Cryptocurrency, like Bitcoin and Ethereum, has exploded in popularity over the last few years. As digital assets built on blockchain technology, cryptocurrencies allow peer-to-peer transactions without the need for banks or other financial institutions. This decentralized nature is part of what makes crypto so appealing.
However, the volatility and lack of regulation around cryptocurrencies also comes with risks. Knowing the benefits and potential downsides of holding crypto can help investors make informed decisions.
Why Hold Crypto?
There are several reasons why holding cryptocurrency can be advantageous:
Many experts believe cryptocurrencies are still in the early stages and will continue to increase in value over time as more people adopt digital assets and blockchain technology.

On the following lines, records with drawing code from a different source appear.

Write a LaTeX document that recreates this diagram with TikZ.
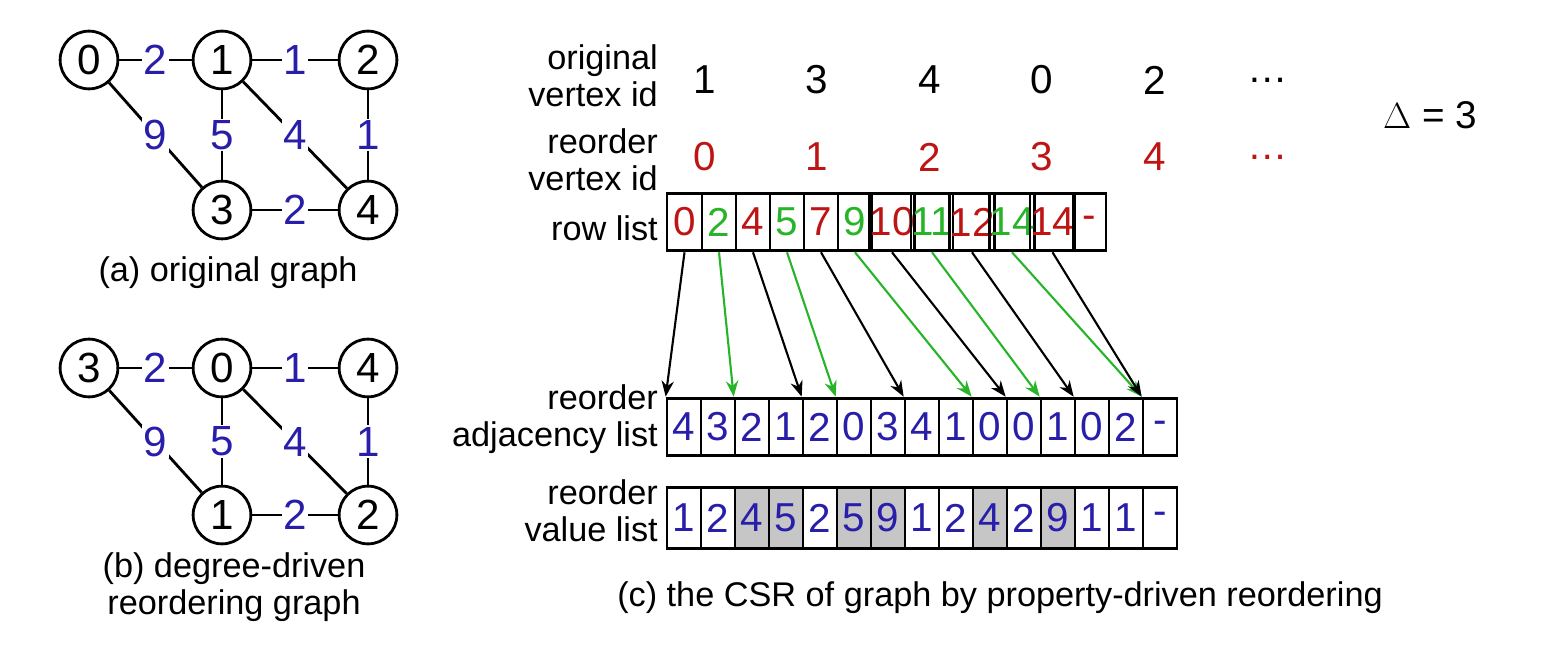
\documentclass[tikz,border=0pt]{standalone}
\usepackage{fontspec}
\setmainfont{Liberation Sans}
\usetikzlibrary{arrows.meta}
\definecolor{wblue}{RGB}{40,30,170}
\definecolor{wred}{RGB}{190,20,20}
\definecolor{wgreen}{RGB}{40,180,40}
\tikzset{
  vtx/.style={circle,draw,line width=1.6pt,minimum size=58pt*0.567,inner sep=0pt,font=\fontsize{24}{26}\selectfont},
  wt/.style={fill=white,inner sep=1pt,text=wblue,font=\fontsize{24}{26}\selectfont},
  edge/.style={line width=1.6pt},
  lbl/.style={align=right,anchor=east,font=\fontsize{19.5}{21}\selectfont},
  capt/.style={align=center,font=\fontsize{19.5}{21}\selectfont},
  cell/.style={draw,line width=1.6pt,inner sep=0pt,font=\fontsize{23}{25}\selectfont},
  ptr/.style={line width=1.2pt,-{Stealth[length=9pt,width=7pt]}}
}
\begin{document}
\begin{tikzpicture}[x=0.02cm,y=-0.02cm]
\useasboundingbox (0,0) rectangle (1567,648);
% (a) original graph
\node[vtx] (a0) at (89,60) {0};
\node[vtx] (a1) at (222,60) {1};
\node[vtx] (a2) at (368,60) {2};
\node[vtx] (a3) at (222,210) {3};
\node[vtx] (a4) at (368,210) {4};
\draw[edge] (a0) -- node[wt] {2} (a1);
\draw[edge] (a1) -- node[wt] {1} (a2);
\draw[edge] (a0) -- node[wt] {9} (a3);
\draw[edge] (a1) -- node[wt] {5} (a3);
\draw[edge] (a1) -- node[wt] {4} (a4);
\draw[edge] (a2) -- node[wt] {1} (a4);
\draw[edge] (a3) -- node[wt] {2} (a4);
\node[capt] (capa) at (228,273) {(a) original graph};
% (b) reordered graph
\node[vtx] (b3) at (89,368) {3};
\node[vtx] (b0) at (222,368) {0};
\node[vtx] (b4) at (368,368) {4};
\node[vtx] (b1) at (222,515) {1};
\node[vtx] (b2) at (368,515) {2};
\draw[edge] (b3) -- node[wt] {2} (b0);
\draw[edge] (b0) -- node[wt] {1} (b4);
\draw[edge] (b3) -- node[wt] {9} (b1);
\draw[edge] (b0) -- node[wt] {5} (b1);
\draw[edge] (b0) -- node[wt] {4} (b2);
\draw[edge] (b4) -- node[wt] {1} (b2);
\draw[edge] (b1) -- node[wt] {2} (b2);
\node[capt] (capb) at (234,587) {(b) degree-driven\\reordering graph};
% (c) CSR
\node[lbl] (l1) at (664,76) {original\\vertex id};
\node[lbl] (l2) at (664,160) {reorder\\vertex id};
\node[lbl] (l3) at (664,228) {row list};
\node[lbl] (l4) at (664,419) {reorder\\adjacency list};
\node[lbl] (l5) at (664,511) {reorder\\value list};
\foreach \x/\o/\r [count=\i] in {705/1/0,817/3/1,930/4/2,1042/0/3,1155/2/4,1268/\dots/\dots}{
  \node[font=\fontsize{23}{25}\selectfont] (o\i) at (\x,80) {\o};
  \node[font=\fontsize{23}{25}\selectfont,text=wred] (n\i) at (\x,157) {\r};
}
\node[font=\fontsize{22}{24}\selectfont] (delta) at (1430,115) {$\Delta$ = 3};
% row list
\foreach \l/\rr/\v/\c [count=\i from 0] in {667/702/0/wred,702/736/2/wgreen,736/770/4/wred,770/804/5/wgreen,804/838/7/wred,838/872/9/wgreen,872/912/10/wred,912/952/11/wgreen,952/992/12/wred,992/1032/14/wgreen,1032/1073/14/wred,1073/1106/-/wred}
  \node[cell,text=\c,minimum width={(\rr-\l)*0.567pt},minimum height=58*0.567pt] (r\i) at ({(\l+\rr)/2},222) {\v};
% adjacency and value lists
\foreach \a [count=\i from 0] in {4,3,2,1,2,0,3,4,1,0,0,1,0,2,-}{
  \node[cell,text=wblue,minimum width=34*0.567pt,minimum height=58*0.567pt] (c\i) at (684+34*\i,427) {\a};
}
\foreach \w/\g [count=\i from 0] in {1/white,2/white,4/gray!45,5/gray!45,2/white,5/gray!45,9/gray!45,1/white,2/white,4/gray!45,2/white,9/gray!45,1/white,1/white,-/white}{
  \node[cell,fill=\g,text=wblue,minimum width=34*0.567pt,minimum height=61*0.567pt] (v\i) at (684+34*\i,518) {\w};
}
% pointers
\foreach \i/\k/\c in {0/0/black,1/2/wgreen,2/4/black,3/5/wgreen,4/7/black,5/9/wgreen,6/10/black,7/11/wgreen,8/12/black,9/14/wgreen,10/14/black}
  \draw[ptr,\c] (r\i.south) -- (c\k.north west);
\node[capt] (capc) at (1000,598) {(c) the CSR of graph by property-driven reordering};
\end{tikzpicture}
\end{document}
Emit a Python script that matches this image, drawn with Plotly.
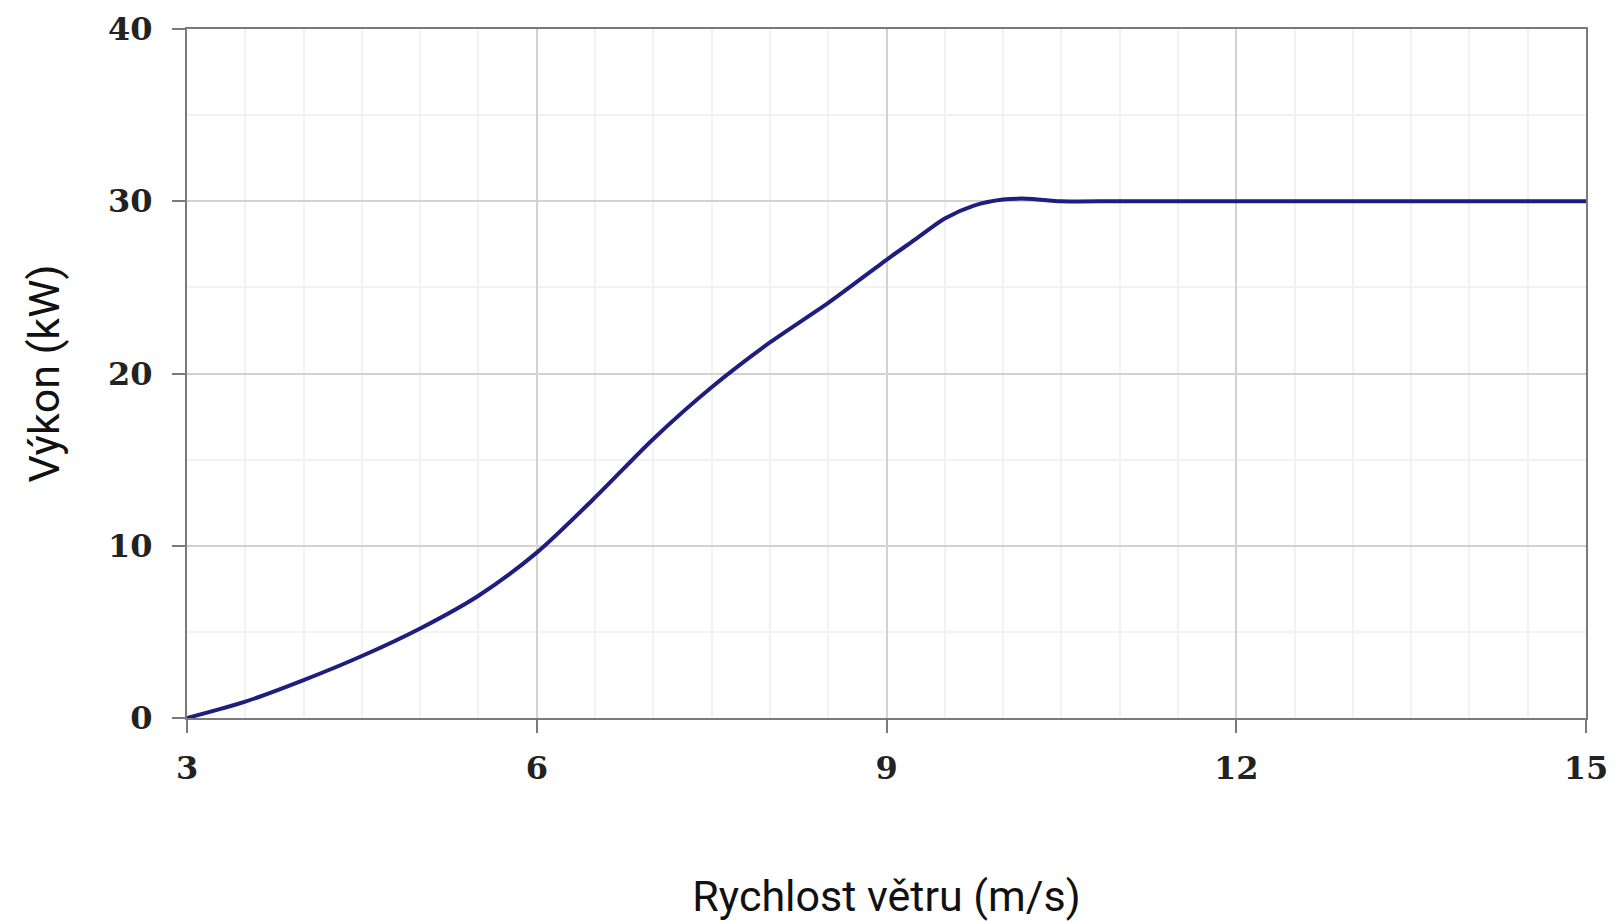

For example, Bitcoin has gone from being worth less than $1 in 2010 to over $20,000 per coin today. Those who invested early and held their coins have seen enormous returns. Continued institutional adoption and mainstream appeal could send prices even higher.
Cryptocurrency transactions are secured through advanced cryptography. Unless a holder’s private keys are compromised, their coins cannot be stolen or accessed without consent. This prevents fraud and provides control over funds in a way traditional banking cannot. Holding crypto gives peace of mind that savings are safe from third party theft.
Cryptocurrencies can be accessed from anywhere in the world with an internet connection. There are no restrictions on who can create a crypto wallet and begin transacting. This accessibility empowers unbanked populations and provides financial services to those who need it most. Simply holding crypto provides opportunities previously unavailable to many.
Risks of Holding Crypto
While the benefits are clear, there are also considerable risks to be aware of:
The prices of cryptocurrencies are highly volatile compared to stocks and other assets. Sudden swings of 5-10% per day are not uncommon. This makes cryptocurrencies risky short-term investments. Some unexpected news or regulation can crater prices quickly. While volatility provides opportunities, it also means holdings can lose value rapidly.
Although crypto cannot be accessed without private keys, hackers are coming up with innovative ways to steal funds. From phishing attacks to compromising exchanges, cyber attacks threaten cryptocurrency holdings. Holders must take proper cyber security precautions to keep assets secure. Negligence could lead to catastrophic losses.
Loss of Keys
If a holder loses their private keys, their cryptocurrency holdings become permanently inaccessible. There is no password reset or recovery option with crypto. Hardware failures, accidental deletions, and even death can cause holders to lose access forever. This risk means holders must have backup plans and store keys safely.
Holding Crypto Responsibly
While clearly risky, holding some cryptocurrency can be worthwhile when done responsibly:
- Only invest what you can afford to lose. Cryptocurrencies are speculative investments, not savings accounts.
- Use trusted exchanges with strong security measures against cyber theft. Avoid untested platforms.
- Store keys offline in «cold storage» to prevent hacking. Options include hardware wallets, USB drives, paper copies.
- Diversify holdings across various cryptocurrencies and other assets to manage risk exposure.
- Monitor markets daily and be ready to sell or exchange holdings if prices decline sharply.
- Have contingency plans for heirs or partners to access keys in case of accident or death.
The disruptive potential of cryptocurrencies makes them compelling long-term holdings for investors comfortable with risk. However, the extreme volatility, cybersecurity threats, and risk of loss require diligence and continuous monitoring of positions. By understanding the benefits and risks of holding cryptocurrency and taking proper precautions, investors can responsibly incorporate crypto into their portfolios.